● Information shown
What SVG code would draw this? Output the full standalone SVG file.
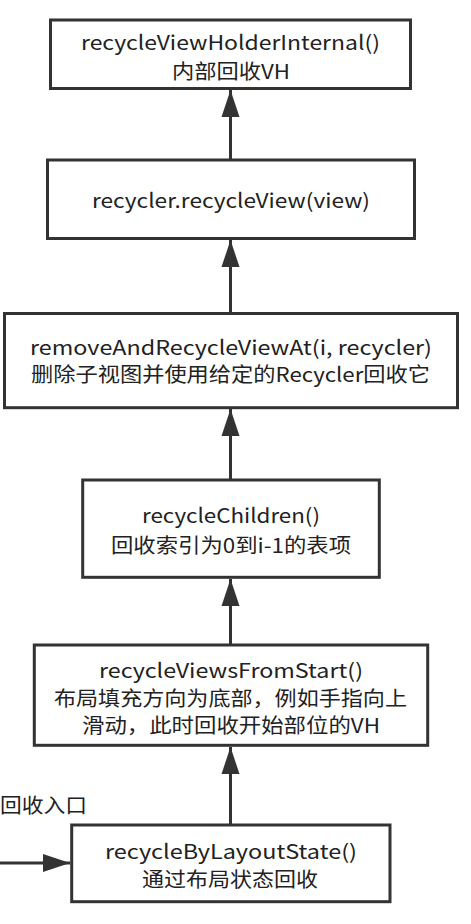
<svg xmlns="http://www.w3.org/2000/svg" width="471" height="924" viewBox="0 0 471 924">
<style>
.box{fill:#ffffff;stroke:#333333;stroke-width:3}
.t{font-family:"Noto Sans CJK SC","Liberation Sans",sans-serif;font-size:20px;fill:#222222;text-anchor:middle}
.lbl{font-family:"Noto Sans CJK SC","Liberation Sans",sans-serif;font-size:20px;fill:#222222}
.edge{stroke:#333333;stroke-width:3;fill:none;marker-end:url(#arr)}
</style>
<defs>
<marker id="arr" markerUnits="userSpaceOnUse" markerWidth="30" markerHeight="20" viewBox="-28 -10 30 20" refX="0" refY="0" orient="auto">
<path d="M0,0 L-27,-9 L-27,9 Z" fill="#333333"/>
</marker>
</defs>
<g id="connectors">
<line class="edge" x1="230.5" y1="160" x2="230.5" y2="90"/>
<line class="edge" x1="230.5" y1="313.5" x2="230.5" y2="240"/>
<line class="edge" x1="230.5" y1="480" x2="230.5" y2="409"/>
<line class="edge" x1="230.5" y1="645" x2="230.5" y2="579"/>
<line class="edge" x1="230.5" y1="825" x2="230.5" y2="747"/>
<line class="edge" x1="0" y1="863" x2="70" y2="863"/>
</g>
<g id="n1">
<rect class="box" x="50.5" y="20" width="360" height="68.5"/>
<text class="t" x="230.5" y="50" textLength="299" lengthAdjust="spacingAndGlyphs">recycleViewHolderInternal()</text>
<text class="t" x="231" y="79" textLength="118" lengthAdjust="spacingAndGlyphs">内部回收VH</text>
</g>
<g id="n2">
<rect class="box" x="47.5" y="160" width="367" height="78.5"/>
<text class="t" x="231" y="208" textLength="278" lengthAdjust="spacingAndGlyphs">recycler.recycleView(view)</text>
</g>
<g id="n3">
<rect class="box" x="4.5" y="313.5" width="453" height="94.2"/>
<text class="t" x="231" y="355" textLength="402" lengthAdjust="spacingAndGlyphs">removeAndRecycleViewAt(i, recycler)</text>
<text class="t" x="230.5" y="382" textLength="399" lengthAdjust="spacingAndGlyphs">删除子视图并使用给定的Recycler回收它</text>
</g>
<g id="n4">
<rect class="box" x="82.7" y="480" width="296.6" height="97.3"/>
<text class="t" x="231" y="523" textLength="178" lengthAdjust="spacingAndGlyphs">recycleChildren()</text>
<text class="t" x="231" y="553" textLength="240" lengthAdjust="spacingAndGlyphs">回收索引为0到i-1的表项</text>
</g>
<g id="n5">
<rect class="box" x="34.3" y="645" width="393.4" height="100.3"/>
<text class="t" x="231" y="678" textLength="264" lengthAdjust="spacingAndGlyphs">recycleViewsFromStart()</text>
<text class="t" x="230.5" y="706" textLength="353" lengthAdjust="spacingAndGlyphs">布局填充方向为底部，例如手指向上</text>
<text class="t" x="231" y="733" textLength="298" lengthAdjust="spacingAndGlyphs">滑动，此时回收开始部位的VH</text>
</g>
<g id="n6">
<rect class="box" x="71.7" y="825" width="318.3" height="76.7"/>
<text class="t" x="231" y="859" textLength="252" lengthAdjust="spacingAndGlyphs">recycleByLayoutState()</text>
<text class="t" x="230" y="887" textLength="176" lengthAdjust="spacingAndGlyphs">通过布局状态回收</text>
</g>
<g id="entry-label">
<text class="lbl" x="0" y="813" textLength="87" lengthAdjust="spacingAndGlyphs">回收入口</text>
</g>
</svg>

● Given exercise
Transcribe the material as is, with images omitted.

● Response to the task
What SVG code would draw this? Output the full standalone SVG file.
<svg xmlns="http://www.w3.org/2000/svg" width="471" height="924" viewBox="0 0 471 924">
<style>
.box{fill:#ffffff;stroke:#333333;stroke-width:3}
.t{font-family:"Noto Sans CJK SC","Liberation Sans",sans-serif;font-size:20px;fill:#222222;text-anchor:middle}
.lbl{font-family:"Noto Sans CJK SC","Liberation Sans",sans-serif;font-size:20px;fill:#222222}
.edge{stroke:#333333;stroke-width:3;fill:none;marker-end:url(#arr)}
</style>
<defs>
<marker id="arr" markerUnits="userSpaceOnUse" markerWidth="30" markerHeight="20" viewBox="-28 -10 30 20" refX="0" refY="0" orient="auto">
<path d="M0,0 L-27,-9 L-27,9 Z" fill="#333333"/>
</marker>
</defs>
<g id="connectors">
<line class="edge" x1="230.5" y1="160" x2="230.5" y2="90"/>
<line class="edge" x1="230.5" y1="313.5" x2="230.5" y2="240"/>
<line class="edge" x1="230.5" y1="480" x2="230.5" y2="409"/>
<line class="edge" x1="230.5" y1="645" x2="230.5" y2="579"/>
<line class="edge" x1="230.5" y1="825" x2="230.5" y2="747"/>
<line class="edge" x1="0" y1="863" x2="70" y2="863"/>
</g>
<g id="n1">
<rect class="box" x="50.5" y="20" width="360" height="68.5"/>
<text class="t" x="230.5" y="50" textLength="299" lengthAdjust="spacingAndGlyphs">recycleViewHolderInternal()</text>
<text class="t" x="231" y="79" textLength="118" lengthAdjust="spacingAndGlyphs">内部回收VH</text>
</g>
<g id="n2">
<rect class="box" x="47.5" y="160" width="367" height="78.5"/>
<text class="t" x="231" y="208" textLength="278" lengthAdjust="spacingAndGlyphs">recycler.recycleView(view)</text>
</g>
<g id="n3">
<rect class="box" x="4.5" y="313.5" width="453" height="94.2"/>
<text class="t" x="231" y="355" textLength="402" lengthAdjust="spacingAndGlyphs">removeAndRecycleViewAt(i, recycler)</text>
<text class="t" x="230.5" y="382" textLength="399" lengthAdjust="spacingAndGlyphs">删除子视图并使用给定的Recycler回收它</text>
</g>
<g id="n4">
<rect class="box" x="82.7" y="480" width="296.6" height="97.3"/>
<text class="t" x="231" y="523" textLength="178" lengthAdjust="spacingAndGlyphs">recycleChildren()</text>
<text class="t" x="231" y="553" textLength="240" lengthAdjust="spacingAndGlyphs">回收索引为0到i-1的表项</text>
</g>
<g id="n5">
<rect class="box" x="34.3" y="645" width="393.4" height="100.3"/>
<text class="t" x="231" y="678" textLength="264" lengthAdjust="spacingAndGlyphs">recycleViewsFromStart()</text>
<text class="t" x="230.5" y="706" textLength="353" lengthAdjust="spacingAndGlyphs">布局填充方向为底部，例如手指向上</text>
<text class="t" x="231" y="733" textLength="298" lengthAdjust="spacingAndGlyphs">滑动，此时回收开始部位的VH</text>
</g>
<g id="n6">
<rect class="box" x="71.7" y="825" width="318.3" height="76.7"/>
<text class="t" x="231" y="859" textLength="252" lengthAdjust="spacingAndGlyphs">recycleByLayoutState()</text>
<text class="t" x="230" y="887" textLength="176" lengthAdjust="spacingAndGlyphs">通过布局状态回收</text>
</g>
<g id="entry-label">
<text class="lbl" x="0" y="813" textLength="87" lengthAdjust="spacingAndGlyphs">回收入口</text>
</g>
</svg>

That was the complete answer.